» **Required task**
Write out every line exactly, from the start of the records below to the line with "fig = plt.figure(figsize=(4.74, 3.51), dpi=100)", and stop there. Don't write out the pictures.

» **Plotting code records**
-- -- --

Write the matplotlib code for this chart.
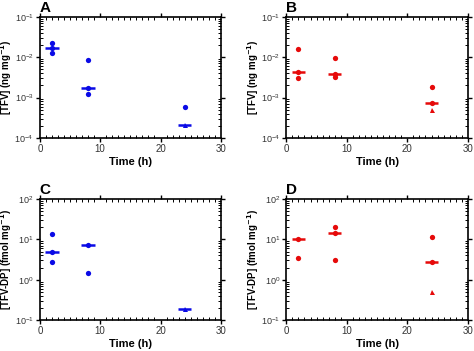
import matplotlib
matplotlib.use("Agg")
import matplotlib.pyplot as plt
from matplotlib.ticker import LogLocator, NullFormatter, MultipleLocator

plt.rcParams['font.family'] = ['Liberation Sans', 'DejaVu Sans']
plt.rcParams['mathtext.default'] = 'bf'

# data: dots, triangle (below LOQ) points, and medians per time point
times = [2, 8, 24]

a_dots = [[0.0227, 0.0125, 0.0169], [0.0087, 0.00125, 0.00172], [0.00057]]
a_tri = [[], [], [0.000204]]
a_med = [0.0169, 0.00172, 0.000204]

b_dots = [[0.016, 0.00305, 0.0043], [0.0098, 0.0032, 0.0038], [0.0018, 0.00072]]
b_tri = [[], [], [0.0005]]
b_med = [0.0043, 0.0038, 0.00072]

c_dots = [[13.5, 2.7, 4.9], [7.2, 1.5], []]
c_tri = [[], [], [0.19]]
c_med = [4.9, 7.2, 0.19]

d_dots = [[10.4, 3.4], [20.0, 3.0, 14.3], [11.6, 2.7]]
d_tri = [[], [], [0.5]]
d_med = [10.4, 14.3, 2.7]

BLUE = '#0a0ae6'
RED = '#e60a0a'

fig = plt.figure(figsize=(4.74, 3.51), dpi=100)

panels = [
    ('A', [0.084, 0.607, 0.382, 0.345], a_dots, a_tri, a_med, BLUE, (1e-4, 1e-1), '[TFV] (ng mg$^{-1}$)'),
    ('B', [0.604, 0.607, 0.383, 0.345], b_dots, b_tri, b_med, RED, (1e-4, 1e-1), '[TFV] (ng mg$^{-1}$)'),
    ('C', [0.084, 0.088, 0.382, 0.345], c_dots, c_tri, c_med, BLUE, (1e-1, 1e2), '[TFV-DP] (fmol mg$^{-1}$)'),
    ('D', [0.604, 0.088, 0.383, 0.345], d_dots, d_tri, d_med, RED, (1e-1, 1e2), '[TFV-DP] (fmol mg$^{-1}$)'),
]

for letter, rect, dots, tri, med, col, ylim, ylab in panels:
    ax = fig.add_axes(rect)
    for t, ds, ts, m in zip(times, dots, tri, med):
        if ds:
            ax.plot([t] * len(ds), ds, 'o', color=col, ms=3.8, mew=0)
        if ts:
            ax.plot([t] * len(ts), ts, '^', color=col, ms=3.6, mew=0)
        ax.plot([t - 1.1, t + 1.1], [m, m], '-', color=col, lw=1.8,
                solid_capstyle='butt')
    ax.set_yscale('log')
    ax.set_xlim(0, 30)
    ax.set_ylim(*ylim)
    ax.xaxis.set_major_locator(MultipleLocator(10))
    ax.xaxis.set_minor_locator(MultipleLocator(1))
    ax.yaxis.set_major_locator(LogLocator(base=10, numticks=10))
    ax.yaxis.set_minor_locator(LogLocator(base=10, subs=range(2, 10), numticks=10))
    ax.yaxis.set_minor_formatter(NullFormatter())
    ax.tick_params(which='major', direction='out', length=3, width=1,
                   labelsize=6.5, labelcolor='#333333', pad=1.5,
                   top=True, right=True)
    ax.tick_params(which='minor', direction='in', length=2, width=0.7,
                   top=True, right=True)
    ax.tick_params(axis='x', which='major', labelsize=7)
    for s in ax.spines.values():
        s.set_linewidth(1.2)
    ax.set_xlabel('Time (h)', fontsize=8, fontweight='bold', labelpad=2)
    ax.set_ylabel(ylab, fontsize=7, fontweight='bold')
    ax.yaxis.set_label_coords(-0.14, 0.5)
    ax.text(0.0, 1.015, letter, transform=ax.transAxes, fontsize=11,
            fontweight='bold', ha='left', va='bottom')

fig.savefig('out.png', dpi=100)
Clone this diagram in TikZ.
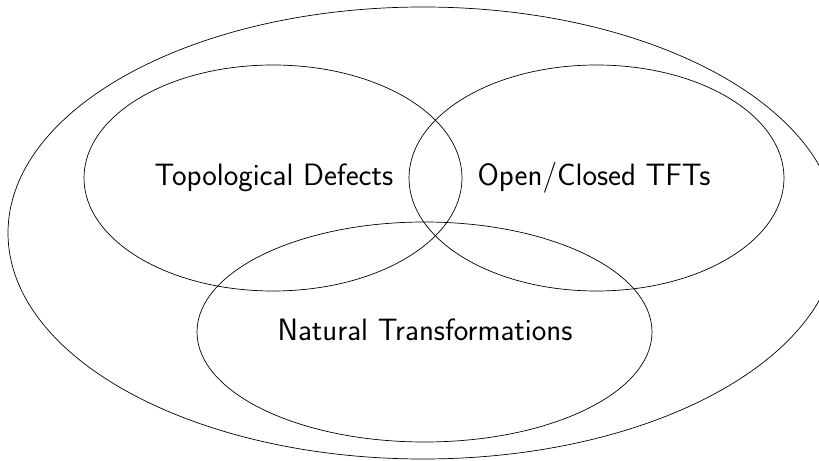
\documentclass[tikz,border=0pt]{standalone}
\begin{document}
\begin{tikzpicture}[x=1bp,y=-1bp,
  venn/.style={draw=black,line width=0.7bp},
  lbl/.style={font=\fontsize{31}{36}\selectfont\sffamily,inner sep=0pt}]
\useasboundingbox (0,0) rectangle (819,461);
\begin{scope}
\clip (0,0) rectangle (819,461);
\draw[venn] (423,233) ellipse [x radius=415, y radius=226];
\end{scope}
\draw[venn] (273,178) ellipse [x radius=189, y radius=113];
\draw[venn] (596.5,178) ellipse [x radius=187.5, y radius=113];
\draw[venn] (424.5,332) ellipse [x radius=227.5, y radius=110];
\node[lbl] (td) at (274,178) {Topological Defects};
\node[lbl] (oc) at (594,178) {Open/Closed TFTs};
\node[lbl] (nt) at (425,330) {Natural Transformations};
\end{tikzpicture}
\end{document}
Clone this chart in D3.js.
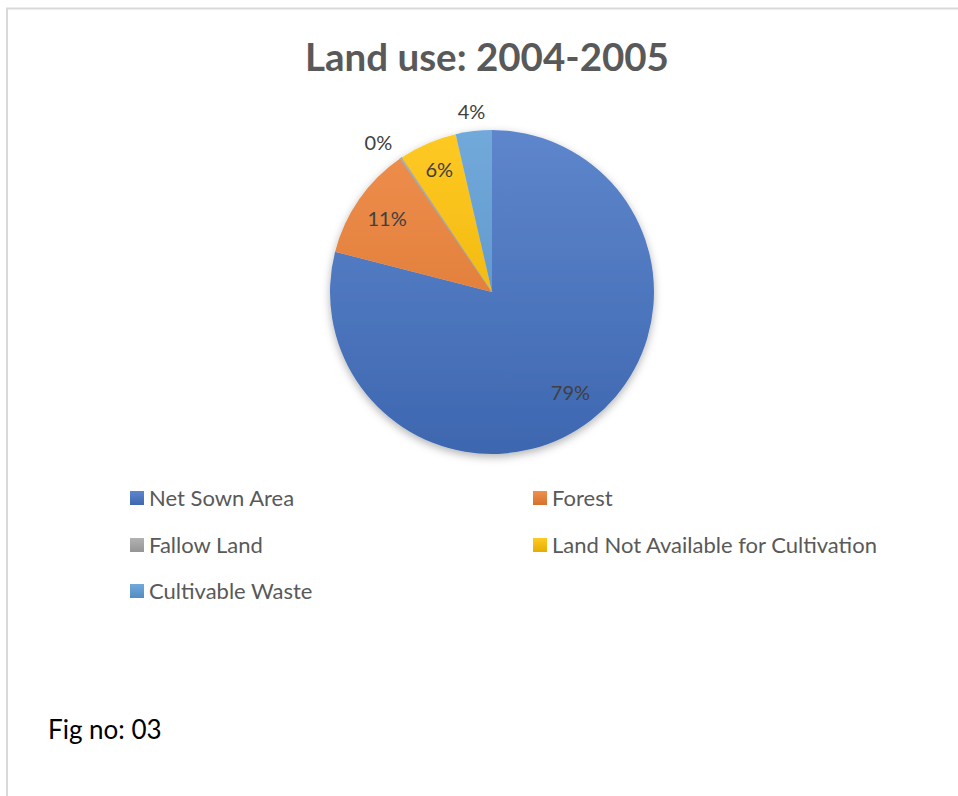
<!DOCTYPE html>
<html lang="en">
<head>
<meta charset="UTF-8">
<title>Land use: 2004-2005</title>
<script src="https://d3js.org/d3.v7.min.js"></script>
<style>
  body { margin: 0; background: #fff; }
  svg { display: block; }
  text { font-family: Lato, "Open Sans", sans-serif; }
</style>
</head>
<body>
<div id="chart"></div>
<script>
// data (share of total area, %)
var categories = ["Net Sown Area", "Forest", "Fallow Land", "Land Not Available for Cultivation", "Cultivable Waste"];
var shares = [79.0, 11.4, 0.2, 5.8, 3.6];
var labels = ["79%", "11%", "0%", "6%", "4%"];
var colors = ["#4472C4", "#ED7D31", "#A5A5A5", "#FFC000", "#5B9BD5"];

var W = 958, H = 796;
var cx = 492, cy = 292, r = 162;

var svg = d3.select("#chart").append("svg")
  .attr("width", W).attr("height", H);

var defs = svg.append("defs");

function lighter(c) { return d3.interpolateRgb(c, "#fff")(0.14); }
function darker(c) { return d3.interpolateRgb(c, "#000")(0.1); }

// office-ish gradient on every slice and legend key
colors.forEach(function(c, i) {
  var g = defs.append("linearGradient")
    .attr("id", "grad" + i)
    .attr("gradientUnits", "userSpaceOnUse")
    .attr("x1", 0).attr("y1", -r).attr("x2", 0).attr("y2", r);
  g.append("stop").attr("offset", "0%").attr("stop-color", lighter(c));
  g.append("stop").attr("offset", "100%").attr("stop-color", darker(c));
  var lg = defs.append("linearGradient").attr("id", "lg" + i)
    .attr("x1", 0).attr("y1", 0).attr("x2", 0).attr("y2", 1);
  lg.append("stop").attr("offset", "0%").attr("stop-color", lighter(c));
  lg.append("stop").attr("offset", "100%").attr("stop-color", darker(c));
});

var shadow = defs.append("filter").attr("id", "shadow")
  .attr("x", "-20%").attr("y", "-20%").attr("width", "140%").attr("height", "140%");
shadow.append("feDropShadow")
  .attr("dx", 0).attr("dy", 3).attr("stdDeviation", 4)
  .attr("flood-color", "#000").attr("flood-opacity", 0.3);

// frame (top and left edges like the cropped screenshot)
svg.append("path")
  .attr("d", "M7," + H + " V8.5 H" + W)
  .attr("fill", "none").attr("stroke", "#d9d9d9").attr("stroke-width", 2);

// title
svg.append("text")
  .attr("x", 487).attr("y", 71)
  .attr("text-anchor", "middle")
  .attr("font-size", 38.5).attr("font-weight", "bold")
  .attr("fill", "#595959")
  .text("Land use: 2004-2005");

var pie = d3.pie().sort(null).value(function(d) { return d; });
var arcs = pie(shares);
var arc = d3.arc().innerRadius(0).outerRadius(r);

var g = svg.append("g").attr("transform", "translate(" + cx + "," + cy + ")");

var slices = g.append("g").attr("filter", "url(#shadow)");
slices.selectAll("path")
  .data(arcs)
  .enter().append("path")
  .attr("d", arc)
  .attr("fill", function(d, i) { return "url(#grad" + i + ")"; })
  .attr("stroke", function(d, i) { return i == 2 ? "#A5A5A5" : "none"; })
  .attr("stroke-width", 1);

// data labels: inside for big slices, outside for the small ones
var labelR = [0.79, 0.79, 1.16, 0.82, 1.12];
g.selectAll("text.lbl")
  .data(arcs)
  .enter().append("text")
  .attr("class", "lbl")
  .attr("transform", function(d, i) {
    var p = d3.arc().innerRadius(r * labelR[i]).outerRadius(r * labelR[i]).centroid(d);
    if (i == 2) p = [p[0] - 8, p[1] + 6];
    return "translate(" + p + ")";
  })
  .attr("text-anchor", "middle")
  .attr("dy", "0.35em")
  .attr("font-size", 20)
  .attr("fill", "#404040")
  .text(function(d, i) { return labels[i]; });

// legend, two columns
var legX = [130, 533], legY = [498, 545, 591];
var leg = svg.selectAll("g.leg")
  .data(categories)
  .enter().append("g")
  .attr("class", "leg")
  .attr("transform", function(d, i) {
    return "translate(" + legX[i % 2] + "," + legY[Math.floor(i / 2)] + ")";
  });
leg.append("rect")
  .attr("x", 0).attr("y", -7).attr("width", 14).attr("height", 14)
  .attr("fill", function(d, i) { return "url(#lg" + i + ")"; });
leg.append("text")
  .attr("x", 19).attr("dy", "0.36em")
  .attr("font-size", 22)
  .attr("fill", "#595959")
  .text(function(d) { return d; });

// caption
svg.append("text")
  .attr("x", 48).attr("y", 739)
  .attr("font-size", 26)
  .attr("fill", "#000")
  .text("Fig no: 03");
</script>
</body>
</html>
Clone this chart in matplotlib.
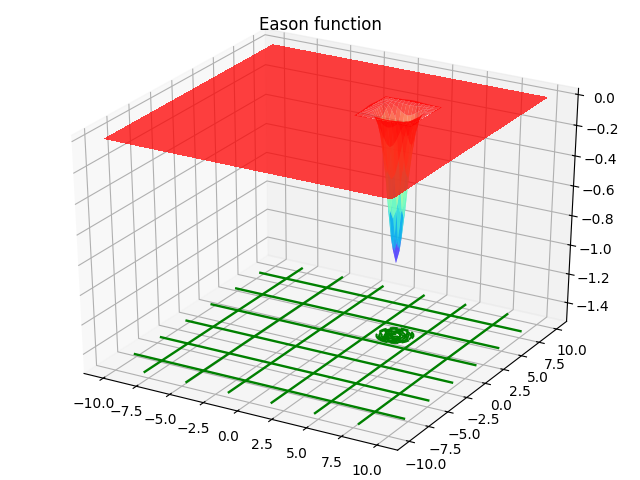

-- -- --

» **Finished answer**
Write the matplotlib code for this chart.
import matplotlib
matplotlib.use("Agg")
import matplotlib.pyplot as plt
from matplotlib.ticker import LogLocator, NullFormatter, MultipleLocator

plt.rcParams['font.family'] = ['Liberation Sans', 'DejaVu Sans']
plt.rcParams['mathtext.default'] = 'bf'

# data: dots, triangle (below LOQ) points, and medians per time point
times = [2, 8, 24]

a_dots = [[0.0227, 0.0125, 0.0169], [0.0087, 0.00125, 0.00172], [0.00057]]
a_tri = [[], [], [0.000204]]
a_med = [0.0169, 0.00172, 0.000204]

b_dots = [[0.016, 0.00305, 0.0043], [0.0098, 0.0032, 0.0038], [0.0018, 0.00072]]
b_tri = [[], [], [0.0005]]
b_med = [0.0043, 0.0038, 0.00072]

c_dots = [[13.5, 2.7, 4.9], [7.2, 1.5], []]
c_tri = [[], [], [0.19]]
c_med = [4.9, 7.2, 0.19]

d_dots = [[10.4, 3.4], [20.0, 3.0, 14.3], [11.6, 2.7]]
d_tri = [[], [], [0.5]]
d_med = [10.4, 14.3, 2.7]

BLUE = '#0a0ae6'
RED = '#e60a0a'

fig = plt.figure(figsize=(4.74, 3.51), dpi=100)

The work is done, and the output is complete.